• Exercise brief
Using the listing below, copy every line that mentions "this".

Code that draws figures
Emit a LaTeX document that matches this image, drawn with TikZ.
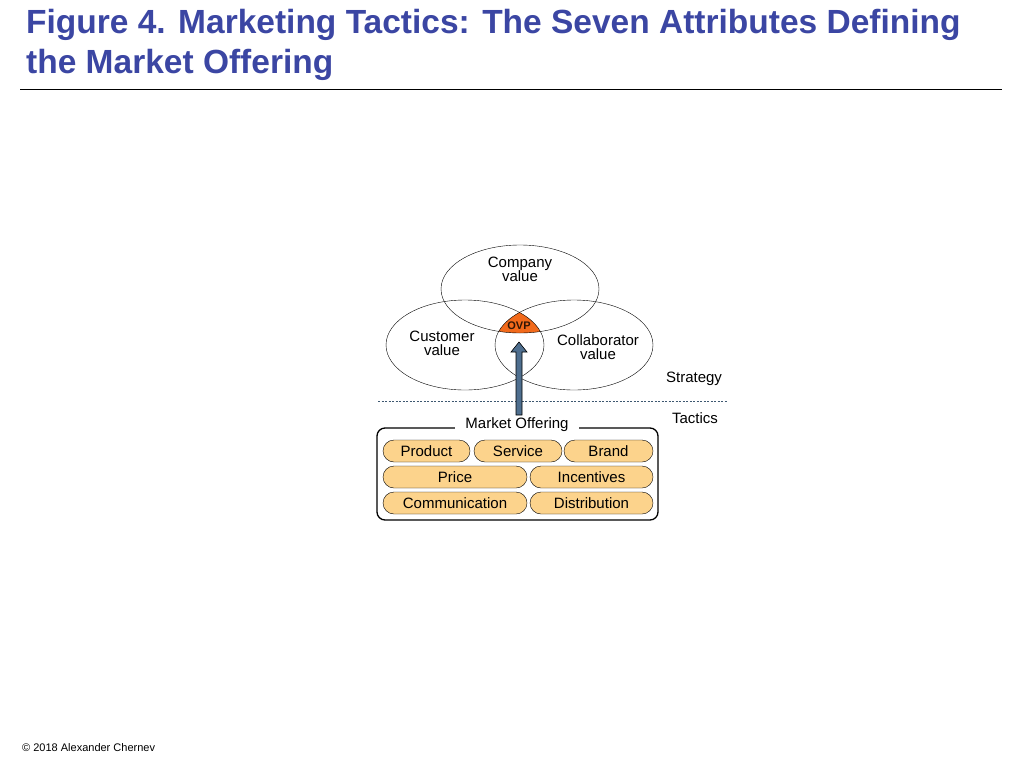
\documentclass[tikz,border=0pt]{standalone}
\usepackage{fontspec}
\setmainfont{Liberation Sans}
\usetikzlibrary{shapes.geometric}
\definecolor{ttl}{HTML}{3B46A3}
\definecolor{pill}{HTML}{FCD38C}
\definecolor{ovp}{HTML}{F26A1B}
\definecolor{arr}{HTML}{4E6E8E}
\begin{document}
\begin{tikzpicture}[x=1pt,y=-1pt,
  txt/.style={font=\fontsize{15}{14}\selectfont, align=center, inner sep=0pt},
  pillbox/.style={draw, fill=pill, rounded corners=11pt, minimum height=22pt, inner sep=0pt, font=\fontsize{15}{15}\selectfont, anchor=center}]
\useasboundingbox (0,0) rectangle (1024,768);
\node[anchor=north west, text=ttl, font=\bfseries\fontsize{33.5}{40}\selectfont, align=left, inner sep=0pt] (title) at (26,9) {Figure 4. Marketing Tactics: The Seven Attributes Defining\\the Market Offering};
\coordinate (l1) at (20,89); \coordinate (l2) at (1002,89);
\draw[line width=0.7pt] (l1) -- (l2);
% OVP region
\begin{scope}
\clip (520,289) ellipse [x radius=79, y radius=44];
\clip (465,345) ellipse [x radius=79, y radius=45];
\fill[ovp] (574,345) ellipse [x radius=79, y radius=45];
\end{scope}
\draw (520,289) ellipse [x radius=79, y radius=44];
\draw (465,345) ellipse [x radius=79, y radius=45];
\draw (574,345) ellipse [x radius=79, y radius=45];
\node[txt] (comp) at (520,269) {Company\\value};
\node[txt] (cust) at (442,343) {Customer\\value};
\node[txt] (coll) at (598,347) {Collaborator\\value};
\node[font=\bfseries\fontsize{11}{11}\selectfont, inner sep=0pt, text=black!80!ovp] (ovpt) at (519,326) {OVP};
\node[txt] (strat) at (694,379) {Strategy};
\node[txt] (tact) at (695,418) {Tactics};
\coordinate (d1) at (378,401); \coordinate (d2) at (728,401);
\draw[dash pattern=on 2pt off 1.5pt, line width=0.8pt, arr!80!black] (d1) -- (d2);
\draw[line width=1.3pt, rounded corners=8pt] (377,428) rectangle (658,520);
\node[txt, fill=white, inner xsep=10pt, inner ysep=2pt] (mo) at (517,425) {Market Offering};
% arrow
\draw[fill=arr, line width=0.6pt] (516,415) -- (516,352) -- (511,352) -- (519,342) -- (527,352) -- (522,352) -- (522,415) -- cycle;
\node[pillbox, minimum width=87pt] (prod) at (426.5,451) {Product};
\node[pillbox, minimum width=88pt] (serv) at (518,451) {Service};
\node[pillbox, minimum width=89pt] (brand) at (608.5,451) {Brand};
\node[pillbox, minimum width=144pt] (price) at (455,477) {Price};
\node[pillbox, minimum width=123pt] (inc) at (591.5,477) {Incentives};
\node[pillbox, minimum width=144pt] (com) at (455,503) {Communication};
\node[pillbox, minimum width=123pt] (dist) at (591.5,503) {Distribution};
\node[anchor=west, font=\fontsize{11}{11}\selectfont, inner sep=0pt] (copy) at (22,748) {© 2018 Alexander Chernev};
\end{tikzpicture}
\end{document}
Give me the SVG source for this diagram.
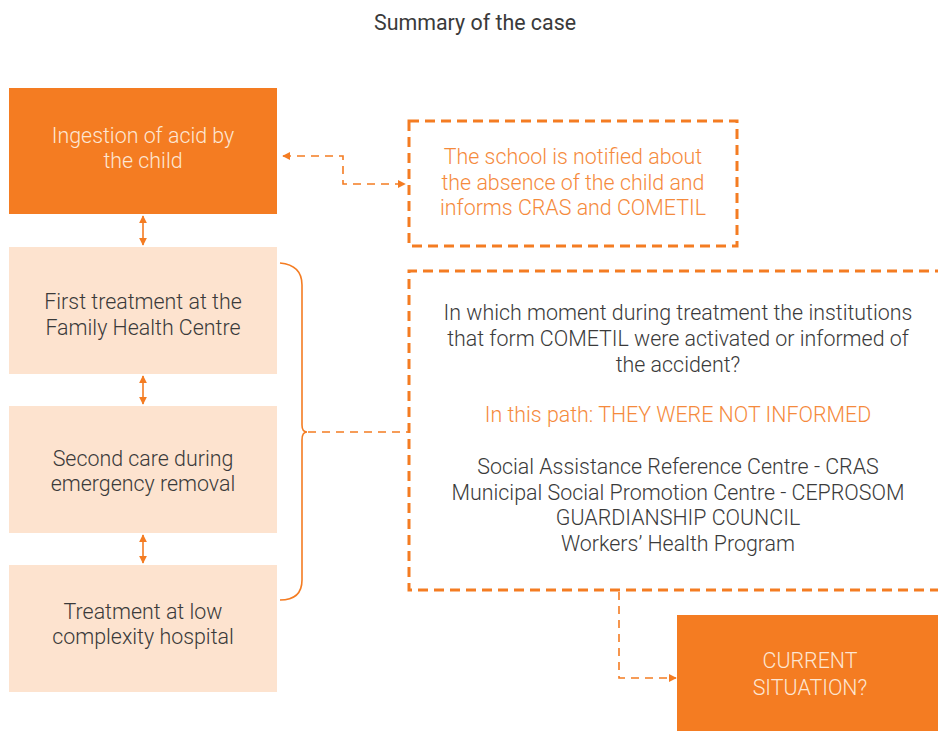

• The reply
Emit a LaTeX document that matches this image, drawn with TikZ.
Give me the SVG source for this diagram.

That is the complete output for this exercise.